This holiday season, millions of Americans will prepare to buy gifts for their loved ones and make charitable donations to organizations of their choice. Unfortunately, scammers know this, and have used the holiday season as an entry-point into consumers' pocketbooks. Here are some of the top holiday scams, as identified by the Scam Awareness Alliance.
Online and Mobile Shopping Scams
This season, almost half of holiday shopping will be done online and nearly 25 percent of purchases will be made on smartphones. Scam artists will try to get their cut of that cash by soliciting customers through fake websites, social media sites or email. They'll offer popular merchandise or gift cards at a deep discount and ask for payment through a money order or money transfer but never send the item.
Tip: Never send money to someone you don't know. If the deal looks too good to be true, it probably is.
Traditionally the end of the year is a prime time for people to donate to charity. Scammers will take advantage of this outpouring of goodwill by creating a new charity or misusing the name and branding of a well-known charity to get donations sent directly to them.
Tip: Before donating, verify the charity is legitimate and always use a check or credit card instead of cash or a wire transfer for a donation.
People looking to earn extra money for holiday shopping often sign up for a work-at-home or mystery shopper job. In the case of a scam, the employee's new "boss" asks for a wire transfer or money order for a start-up kit.
Tip: Never pay money to earn money. Consumers should carefully research the job posting and individuals or company contacting you for employment.
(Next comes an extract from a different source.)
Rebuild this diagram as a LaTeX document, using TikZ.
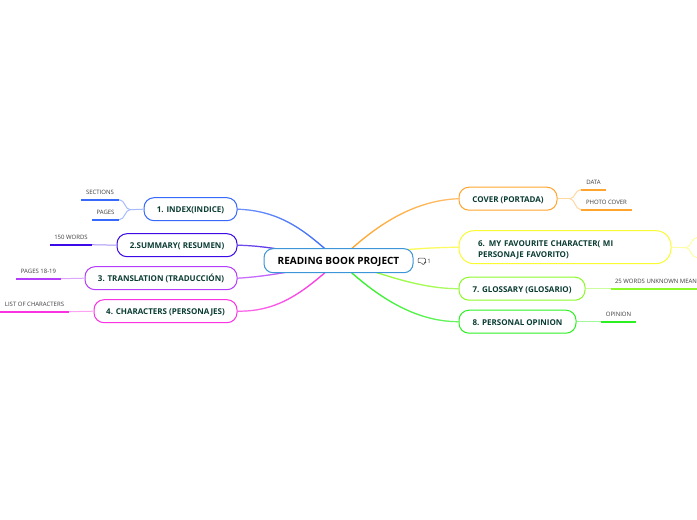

Juan Agualimpia, executive vice president of the Scam Awareness Alliance, had the following to say about these scams:
"The Scam Awareness Alliance works year-round to help spread the word about common scams and prevent future victims. I hope all consumers will use the Scam Awareness Alliance as a resource this holiday season and spread the word about these common scams to family and friends. Anyone can fall victim to a scam, and we are working to educate consumers before that happens."